Central Nervous System Biodistribution and Pharmacokinetics of Radiolabeled Tofersen in Rodents, Nonhuman Primates, and Humans

Abstract

Antisense oligonucleotides (ASOs) are an important therapeutic modality across several therapeutic areas, offering currently available and potential future treatment options for patients. ASO pharmacokinetics, biodistribution, and regional brain uptake are not fully characterized, particularly in humans. Here, we report preclinical studies and the first-in-human imaging trial measuring the biodistribution of [^99mTc]Tc-MAG3-tofersen. The tracer was designed to be a proxy for tofersen (Qalsody; Biogen), an ASO approved for the treatment of amyotrophic lateral sclerosis in adults who have a variant in the SOD1 gene (SOD1-ALS). Methods: Tofersen was conjugated to a MAG3 moiety, which chelates ^99mTc to yield [^99mTc]Tc-MAG3-tofersen. [^99mTc]Tc-MAG3-tofersen and unlabeled tofersen were intrathecally injected in rats, nonhuman primates (NHPs), and healthy human volunteers (n = 3) via lumbar puncture, followed by SPECT/CT imaging. Tofersen was coadministered at a therapeutic dose. The tracer [^99mTc]Tc-MAG3-tofersen was prepared with greater than 99% purity. Results: Findings in rats demonstrated that [^99mTc]Tc-MAG3-tofersen was a proxy measure of unlabeled tofersen, and dosimetry was calculated from NHP imaging data. In a clinical study, unlabeled tofersen coadministered with a microdose of [^99mTc]Tc-MAG3-tofersen (≤129.5 MBq [3.5 mCi]) was well-tolerated. Human dosimetry estimates were within safe radiation dose levels. Imaging showed consistent distribution of radiolabeled ASO throughout the spinal cord and brain across species, with clearance patterns diverging in humans. Although rats and NHPs demonstrated declining brain concentrations over the study duration, human brain uptake increased during the first 4 h after injection. Additionally, tracer clearance from the spine in rodents and NHPs plateaued after 6 h but continued to decrease in humans. Radiolabeled ASO clearance from the lumbar spine was observed across all species, with peripheral clearance mediated primarily through the liver and kidneys. Broad uptake of the ASO in the brain and spinal cord is consistent with the clinical effects of tofersen observed in individuals with the SOD1-ALS variation. Conclusion: In preclinical and human SPECT/CT studies, [^99mTc]Tc-MAG3-tofersen mirrored unlabeled drug distribution, showing broad spinal cord and brain uptake, with some differences in kinetics among species.

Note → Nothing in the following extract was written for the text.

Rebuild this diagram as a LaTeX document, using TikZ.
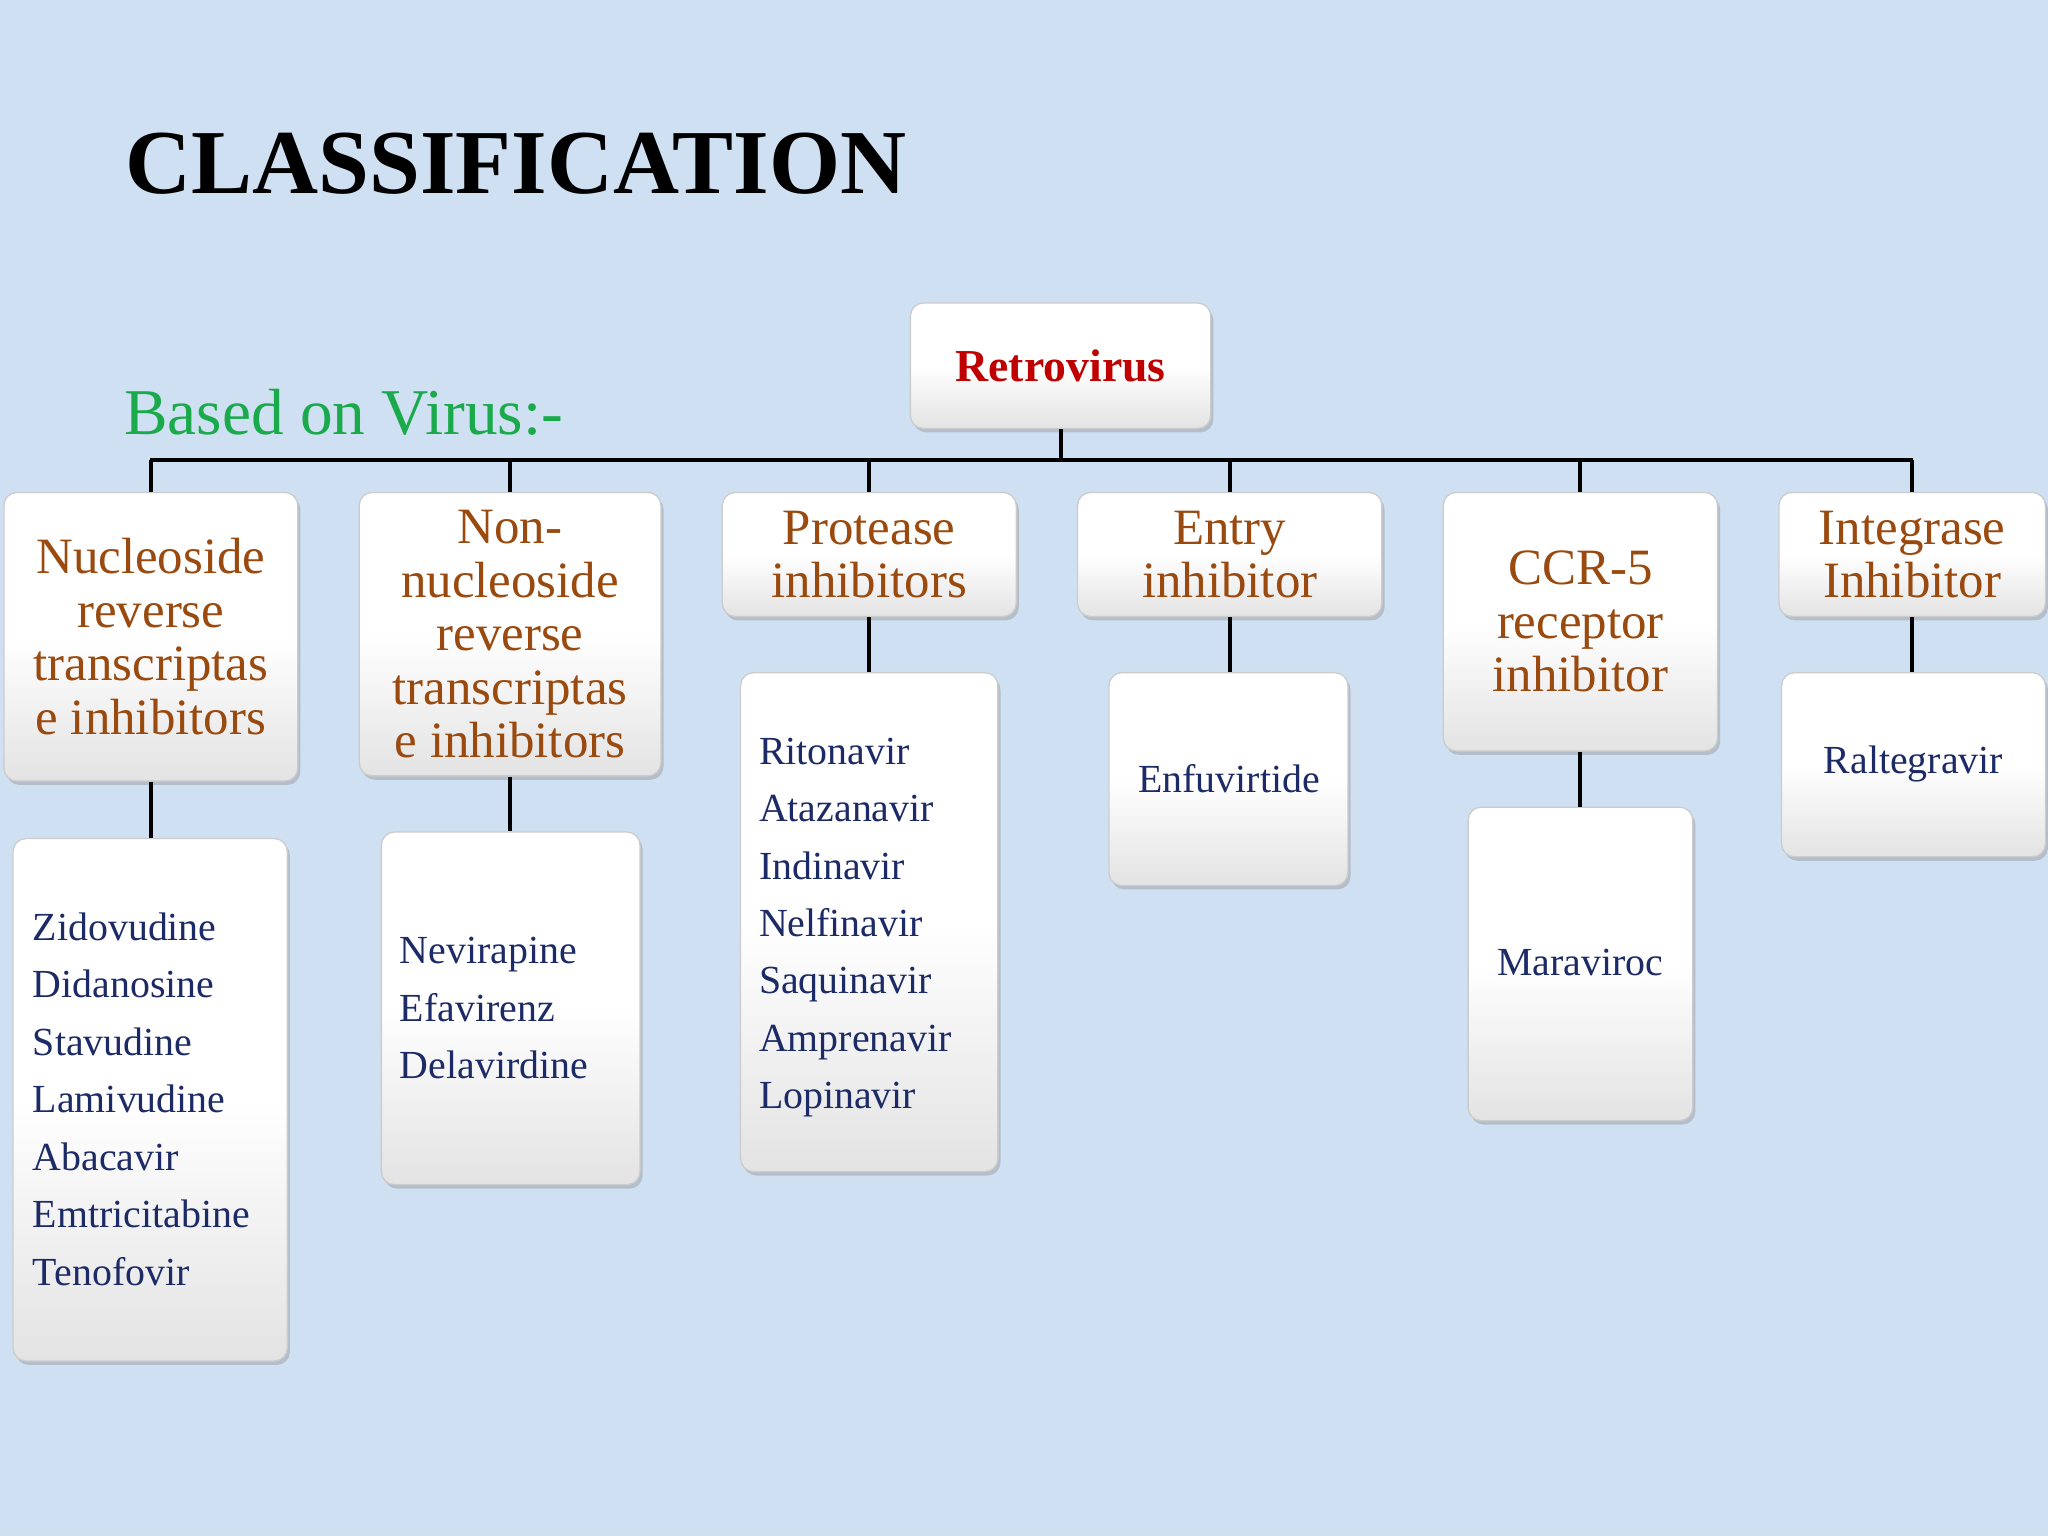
\documentclass[tikz,border=0pt]{standalone}
\usepackage{fontspec}
\setmainfont{Liberation Serif}
\usetikzlibrary{shadows}
\definecolor{bg}{HTML}{CFE0F2}
\definecolor{brn}{HTML}{9A4A0E}
\definecolor{nav}{HTML}{1C2A66}
\definecolor{rd}{HTML}{C00000}
\definecolor{grn}{HTML}{1AAA4C}
\begin{document}
\begin{tikzpicture}[x=1pt,y=-1pt,
  box/.style={rectangle,rounded corners=10pt,draw=gray!40,line width=1pt,top color=white,bottom color=gray!22,middle color=white,
    drop shadow={shadow xshift=2pt,shadow yshift=-3pt,opacity=0.35},inner sep=0pt,align=center},
  cat/.style={box,text=brn,font=\fontsize{39}{41}\selectfont},
  drug/.style={box},
  dt/.style={text=nav,font=\fontsize{30.5}{44}\selectfont,inner sep=0pt},
  ln/.style={line width=3pt,black}]
\fill[bg] (0,0) rectangle (1568,1176);
\useasboundingbox (0,0) rectangle (1568,1176);
\node[anchor=base west,font=\fontsize{70}{72}\selectfont\bfseries,inner sep=0pt] (title) at (96,148) {CLASSIFICATION};
\node[anchor=base west,text=grn,font=\fontsize{50}{52}\selectfont,inner sep=0pt] (based) at (95,333) {Based on Virus:-};
\node[box,minimum width=230pt,minimum height=96pt,text=rd,font=\fontsize{35}{36}\selectfont\bfseries] (r) at (812,280) {Retrovirus};
\node[cat,minimum width=225pt,minimum height=221pt] (c1) at (115.5,487.5) {Nucleoside\\reverse\\transcriptas\\e inhibitors};
\node[cat,minimum width=231pt,minimum height=217pt] (c2) at (390.5,485.5) {Non-\\nucleoside\\reverse\\transcriptas\\e inhibitors};
\node[cat,minimum width=225pt,minimum height=95pt] (c3) at (665.5,424.5) {Protease\\inhibitors};
\node[cat,minimum width=233pt,minimum height=95pt] (c4) at (941.5,424.5) {Entry\\inhibitor};
\node[cat,minimum width=210pt,minimum height=198pt] (c5) at (1210,476) {CCR-5\\receptor\\inhibitor};
\node[cat,minimum width=204pt,minimum height=95pt] (c6) at (1464,424.5) {Integrase\\Inhibitor};
\node[drug,minimum width=210pt,minimum height=400pt] (d1) at (115,842) {};
\node[drug,minimum width=198pt,minimum height=270pt] (d2) at (391,772) {};
\node[drug,minimum width=197pt,minimum height=382pt] (d3) at (665.5,706) {};
\node[drug,minimum width=183pt,minimum height=163pt] (d4) at (940.5,596.5) {};
\node[drug,minimum width=172pt,minimum height=240pt] (d5) at (1210,738) {};
\node[drug,minimum width=202pt,minimum height=141pt] (d6) at (1465,585.5) {};
\node[dt,anchor=base west,align=left] (t1) at (25,984) {Zidovudine\\Didanosine\\Stavudine\\Lamivudine\\Abacavir\\Emtricitabine\\Tenofovir};
\node[dt,anchor=base west,align=left] (t2) at (306,826) {Nevirapine\\Efavirenz\\Delavirdine};
\node[dt,anchor=base west,align=left] (t3) at (581,849) {Ritonavir\\Atazanavir\\Indinavir\\Nelfinavir\\Saquinavir\\Amprenavir\\Lopinavir};
\node[dt] (t4) at (941,596) {Enfuvirtide};
\node[dt] (t5) at (1210,737) {Maraviroc};
\node[dt] (t6) at (1465,585) {Raltegravir};
\coordinate (bl) at (115,352);
\coordinate (br) at (1465,352);
\draw[ln] (bl) -- (br);
\draw[ln] (r.south) -- (812,352);
\foreach \i in {1,...,6}{
  \draw[ln] (c\i.north) -- (c\i.north |- bl);
  \draw[ln] (c\i.south) -- (d\i.north -| c\i.south);
}
\end{tikzpicture}
\end{document}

Keywords: ALS; CSF; Qalsody; antisense oligonucleotide; tofersen.

Graphical abstract

FIGURE 1.

Tofersen was labeled with [^99mTc]Tc to enable SPECT imaging in rats, NHPs, and humans.

FIGURE 2.

SPECT imaging of [^99mTc]Tc-MAG3-tofersen in rats. (A) Maximum-intensity-projection images of whole body (top) and sagittal views of head and cervical spine (bottom) showing distribution of [^99mTc]Tc-MAG3-tofersen in rats (n = 2) 1, 6, and 24 h after intrathecal injection. Time–activity curves derived from SPECT data measuring activity in ROIs in CNS (lumbar, thoracic, and cervical spine ROIs include both cord and proximal CSF) (B), kidneys and liver (C), and brain atlas (D).

FIGURE 3.

SPECT imaging of [^99mTc]Tc-MAG3-tofersen in NHP. (A) Maximum-intensity-projection images showing distribution of [^99mTc]Tc-MAG3-tofersen in NHPs (n = 4) 1, 6, and 24 h after intrathecal injection. Time–activity curves derived from SPECT data measuring activity in ROIs in CNS (lumbar, thoracic, and cervical spine ROIs include both cord and proximal CSF) (B), kidneys and liver (C), and brain atlas (D).

FIGURE 4.

SPECT imaging of [^99mTc]Tc-MAG3-tofersen in healthy human volunteers. (A) Maximum-intensity-projection images showing distribution of [^99mTc]Tc-MAG3-tofersen in humans (n = 3) 1, 4, and 24 h after intrathecal injection. Time–activity curves derived from SPECT data measuring activity in ROIs in CNS (lumbar, thoracic, and cervical spine ROIs include both cord and proximal CSF) (B), kidneys and liver (C), and brain atlas (D).